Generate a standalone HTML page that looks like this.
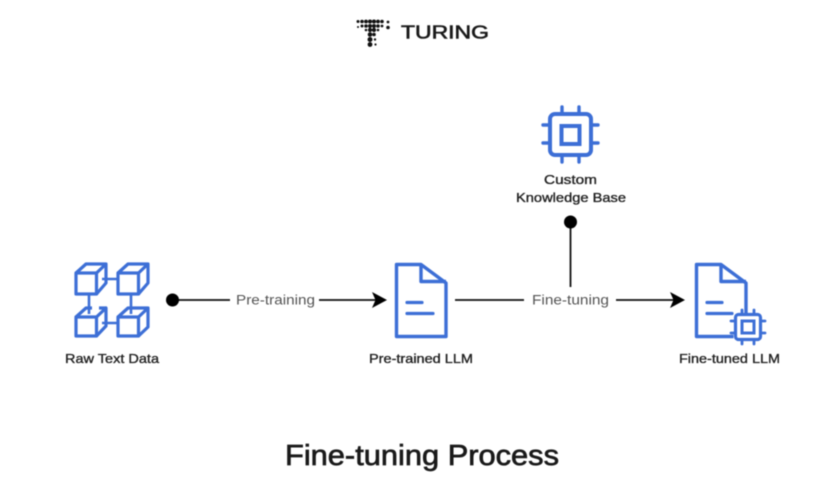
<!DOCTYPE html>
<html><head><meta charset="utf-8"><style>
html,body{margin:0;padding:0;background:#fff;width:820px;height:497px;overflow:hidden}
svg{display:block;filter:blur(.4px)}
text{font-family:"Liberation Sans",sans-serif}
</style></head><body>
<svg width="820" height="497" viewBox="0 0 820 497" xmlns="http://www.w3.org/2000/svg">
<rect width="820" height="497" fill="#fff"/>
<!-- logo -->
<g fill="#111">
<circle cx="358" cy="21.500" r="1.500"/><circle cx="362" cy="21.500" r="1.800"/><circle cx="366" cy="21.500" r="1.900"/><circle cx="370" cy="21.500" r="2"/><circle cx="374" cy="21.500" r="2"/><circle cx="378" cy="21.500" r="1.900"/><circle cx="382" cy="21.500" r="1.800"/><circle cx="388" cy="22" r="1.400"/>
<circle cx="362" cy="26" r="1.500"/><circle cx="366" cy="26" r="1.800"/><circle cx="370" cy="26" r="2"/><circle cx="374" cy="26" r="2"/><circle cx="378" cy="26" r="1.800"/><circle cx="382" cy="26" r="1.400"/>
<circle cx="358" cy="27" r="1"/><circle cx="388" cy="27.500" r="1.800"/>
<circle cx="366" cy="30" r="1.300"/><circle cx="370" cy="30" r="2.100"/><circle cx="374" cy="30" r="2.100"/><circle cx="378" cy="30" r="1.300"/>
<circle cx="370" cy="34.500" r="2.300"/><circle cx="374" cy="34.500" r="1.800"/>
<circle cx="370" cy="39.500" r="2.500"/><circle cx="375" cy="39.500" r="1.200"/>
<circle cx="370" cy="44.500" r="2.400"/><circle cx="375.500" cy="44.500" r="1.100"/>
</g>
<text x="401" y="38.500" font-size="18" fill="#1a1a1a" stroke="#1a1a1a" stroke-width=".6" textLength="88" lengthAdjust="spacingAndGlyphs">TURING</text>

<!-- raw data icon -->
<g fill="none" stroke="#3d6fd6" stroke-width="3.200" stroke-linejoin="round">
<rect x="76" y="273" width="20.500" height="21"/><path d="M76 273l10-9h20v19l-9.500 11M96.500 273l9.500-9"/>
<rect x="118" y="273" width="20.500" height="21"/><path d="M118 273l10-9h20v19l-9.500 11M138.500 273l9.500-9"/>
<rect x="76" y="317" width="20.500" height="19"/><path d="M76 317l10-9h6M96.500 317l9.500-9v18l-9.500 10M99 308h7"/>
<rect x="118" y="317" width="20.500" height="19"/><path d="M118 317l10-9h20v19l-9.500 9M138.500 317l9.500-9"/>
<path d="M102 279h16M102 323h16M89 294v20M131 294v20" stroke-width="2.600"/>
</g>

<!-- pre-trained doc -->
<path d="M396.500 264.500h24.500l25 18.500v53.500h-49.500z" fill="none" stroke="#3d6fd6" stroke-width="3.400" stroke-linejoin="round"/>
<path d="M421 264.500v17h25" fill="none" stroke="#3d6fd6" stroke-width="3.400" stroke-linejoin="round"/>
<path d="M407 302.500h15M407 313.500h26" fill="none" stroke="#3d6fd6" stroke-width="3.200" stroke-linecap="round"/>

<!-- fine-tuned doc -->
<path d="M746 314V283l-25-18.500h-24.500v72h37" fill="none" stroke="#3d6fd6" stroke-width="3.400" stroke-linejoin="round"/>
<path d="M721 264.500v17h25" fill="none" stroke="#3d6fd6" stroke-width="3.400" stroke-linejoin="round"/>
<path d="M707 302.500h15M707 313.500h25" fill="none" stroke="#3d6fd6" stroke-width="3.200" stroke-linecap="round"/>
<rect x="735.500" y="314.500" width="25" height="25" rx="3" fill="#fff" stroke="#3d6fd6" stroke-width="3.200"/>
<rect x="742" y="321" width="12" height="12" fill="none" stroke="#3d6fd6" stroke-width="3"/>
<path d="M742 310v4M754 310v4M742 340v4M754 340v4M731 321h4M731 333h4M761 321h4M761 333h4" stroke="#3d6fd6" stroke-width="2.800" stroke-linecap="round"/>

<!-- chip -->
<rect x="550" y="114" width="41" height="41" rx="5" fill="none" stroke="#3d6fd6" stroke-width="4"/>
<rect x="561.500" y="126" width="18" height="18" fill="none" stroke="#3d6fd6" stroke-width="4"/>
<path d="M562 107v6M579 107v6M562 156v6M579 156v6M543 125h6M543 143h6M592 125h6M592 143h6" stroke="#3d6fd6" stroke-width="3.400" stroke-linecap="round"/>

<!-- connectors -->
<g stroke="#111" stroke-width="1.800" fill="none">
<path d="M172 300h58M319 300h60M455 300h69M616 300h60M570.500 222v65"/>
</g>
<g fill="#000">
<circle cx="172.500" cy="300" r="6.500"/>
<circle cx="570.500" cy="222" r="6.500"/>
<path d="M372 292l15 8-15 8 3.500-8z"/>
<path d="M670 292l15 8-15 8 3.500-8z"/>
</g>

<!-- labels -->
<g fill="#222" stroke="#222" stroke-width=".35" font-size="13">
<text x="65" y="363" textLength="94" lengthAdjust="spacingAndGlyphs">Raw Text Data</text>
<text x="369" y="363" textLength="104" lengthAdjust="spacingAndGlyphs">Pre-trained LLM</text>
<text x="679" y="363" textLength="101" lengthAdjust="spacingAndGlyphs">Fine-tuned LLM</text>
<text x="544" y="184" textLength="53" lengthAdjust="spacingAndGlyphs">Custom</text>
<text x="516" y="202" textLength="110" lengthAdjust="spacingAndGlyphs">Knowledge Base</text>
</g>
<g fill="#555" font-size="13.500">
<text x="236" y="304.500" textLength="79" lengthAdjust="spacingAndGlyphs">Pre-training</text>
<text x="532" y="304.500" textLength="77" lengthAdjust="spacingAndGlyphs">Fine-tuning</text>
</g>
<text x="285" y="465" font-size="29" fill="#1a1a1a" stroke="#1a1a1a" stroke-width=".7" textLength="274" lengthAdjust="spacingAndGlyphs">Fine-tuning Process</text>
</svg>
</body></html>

— JOB —
Set down the complete material exactly, but do not include the images.

— REPLY TO THE TASK —
Generate a standalone HTML page that looks like this.
<!DOCTYPE html>
<html><head><meta charset="utf-8"><style>
html,body{margin:0;padding:0;background:#fff;width:820px;height:497px;overflow:hidden}
svg{display:block;filter:blur(.4px)}
text{font-family:"Liberation Sans",sans-serif}
</style></head><body>
<svg width="820" height="497" viewBox="0 0 820 497" xmlns="http://www.w3.org/2000/svg">
<rect width="820" height="497" fill="#fff"/>
<!-- logo -->
<g fill="#111">
<circle cx="358" cy="21.500" r="1.500"/><circle cx="362" cy="21.500" r="1.800"/><circle cx="366" cy="21.500" r="1.900"/><circle cx="370" cy="21.500" r="2"/><circle cx="374" cy="21.500" r="2"/><circle cx="378" cy="21.500" r="1.900"/><circle cx="382" cy="21.500" r="1.800"/><circle cx="388" cy="22" r="1.400"/>
<circle cx="362" cy="26" r="1.500"/><circle cx="366" cy="26" r="1.800"/><circle cx="370" cy="26" r="2"/><circle cx="374" cy="26" r="2"/><circle cx="378" cy="26" r="1.800"/><circle cx="382" cy="26" r="1.400"/>
<circle cx="358" cy="27" r="1"/><circle cx="388" cy="27.500" r="1.800"/>
<circle cx="366" cy="30" r="1.300"/><circle cx="370" cy="30" r="2.100"/><circle cx="374" cy="30" r="2.100"/><circle cx="378" cy="30" r="1.300"/>
<circle cx="370" cy="34.500" r="2.300"/><circle cx="374" cy="34.500" r="1.800"/>
<circle cx="370" cy="39.500" r="2.500"/><circle cx="375" cy="39.500" r="1.200"/>
<circle cx="370" cy="44.500" r="2.400"/><circle cx="375.500" cy="44.500" r="1.100"/>
</g>
<text x="401" y="38.500" font-size="18" fill="#1a1a1a" stroke="#1a1a1a" stroke-width=".6" textLength="88" lengthAdjust="spacingAndGlyphs">TURING</text>

<!-- raw data icon -->
<g fill="none" stroke="#3d6fd6" stroke-width="3.200" stroke-linejoin="round">
<rect x="76" y="273" width="20.500" height="21"/><path d="M76 273l10-9h20v19l-9.500 11M96.500 273l9.500-9"/>
<rect x="118" y="273" width="20.500" height="21"/><path d="M118 273l10-9h20v19l-9.500 11M138.500 273l9.500-9"/>
<rect x="76" y="317" width="20.500" height="19"/><path d="M76 317l10-9h6M96.500 317l9.500-9v18l-9.500 10M99 308h7"/>
<rect x="118" y="317" width="20.500" height="19"/><path d="M118 317l10-9h20v19l-9.500 9M138.500 317l9.500-9"/>
<path d="M102 279h16M102 323h16M89 294v20M131 294v20" stroke-width="2.600"/>
</g>

<!-- pre-trained doc -->
<path d="M396.500 264.500h24.500l25 18.500v53.500h-49.500z" fill="none" stroke="#3d6fd6" stroke-width="3.400" stroke-linejoin="round"/>
<path d="M421 264.500v17h25" fill="none" stroke="#3d6fd6" stroke-width="3.400" stroke-linejoin="round"/>
<path d="M407 302.500h15M407 313.500h26" fill="none" stroke="#3d6fd6" stroke-width="3.200" stroke-linecap="round"/>

<!-- fine-tuned doc -->
<path d="M746 314V283l-25-18.500h-24.500v72h37" fill="none" stroke="#3d6fd6" stroke-width="3.400" stroke-linejoin="round"/>
<path d="M721 264.500v17h25" fill="none" stroke="#3d6fd6" stroke-width="3.400" stroke-linejoin="round"/>
<path d="M707 302.500h15M707 313.500h25" fill="none" stroke="#3d6fd6" stroke-width="3.200" stroke-linecap="round"/>
<rect x="735.500" y="314.500" width="25" height="25" rx="3" fill="#fff" stroke="#3d6fd6" stroke-width="3.200"/>
<rect x="742" y="321" width="12" height="12" fill="none" stroke="#3d6fd6" stroke-width="3"/>
<path d="M742 310v4M754 310v4M742 340v4M754 340v4M731 321h4M731 333h4M761 321h4M761 333h4" stroke="#3d6fd6" stroke-width="2.800" stroke-linecap="round"/>

<!-- chip -->
<rect x="550" y="114" width="41" height="41" rx="5" fill="none" stroke="#3d6fd6" stroke-width="4"/>
<rect x="561.500" y="126" width="18" height="18" fill="none" stroke="#3d6fd6" stroke-width="4"/>
<path d="M562 107v6M579 107v6M562 156v6M579 156v6M543 125h6M543 143h6M592 125h6M592 143h6" stroke="#3d6fd6" stroke-width="3.400" stroke-linecap="round"/>

<!-- connectors -->
<g stroke="#111" stroke-width="1.800" fill="none">
<path d="M172 300h58M319 300h60M455 300h69M616 300h60M570.500 222v65"/>
</g>
<g fill="#000">
<circle cx="172.500" cy="300" r="6.500"/>
<circle cx="570.500" cy="222" r="6.500"/>
<path d="M372 292l15 8-15 8 3.500-8z"/>
<path d="M670 292l15 8-15 8 3.500-8z"/>
</g>

<!-- labels -->
<g fill="#222" stroke="#222" stroke-width=".35" font-size="13">
<text x="65" y="363" textLength="94" lengthAdjust="spacingAndGlyphs">Raw Text Data</text>
<text x="369" y="363" textLength="104" lengthAdjust="spacingAndGlyphs">Pre-trained LLM</text>
<text x="679" y="363" textLength="101" lengthAdjust="spacingAndGlyphs">Fine-tuned LLM</text>
<text x="544" y="184" textLength="53" lengthAdjust="spacingAndGlyphs">Custom</text>
<text x="516" y="202" textLength="110" lengthAdjust="spacingAndGlyphs">Knowledge Base</text>
</g>
<g fill="#555" font-size="13.500">
<text x="236" y="304.500" textLength="79" lengthAdjust="spacingAndGlyphs">Pre-training</text>
<text x="532" y="304.500" textLength="77" lengthAdjust="spacingAndGlyphs">Fine-tuning</text>
</g>
<text x="285" y="465" font-size="29" fill="#1a1a1a" stroke="#1a1a1a" stroke-width=".7" textLength="274" lengthAdjust="spacingAndGlyphs">Fine-tuning Process</text>
</svg>
</body></html>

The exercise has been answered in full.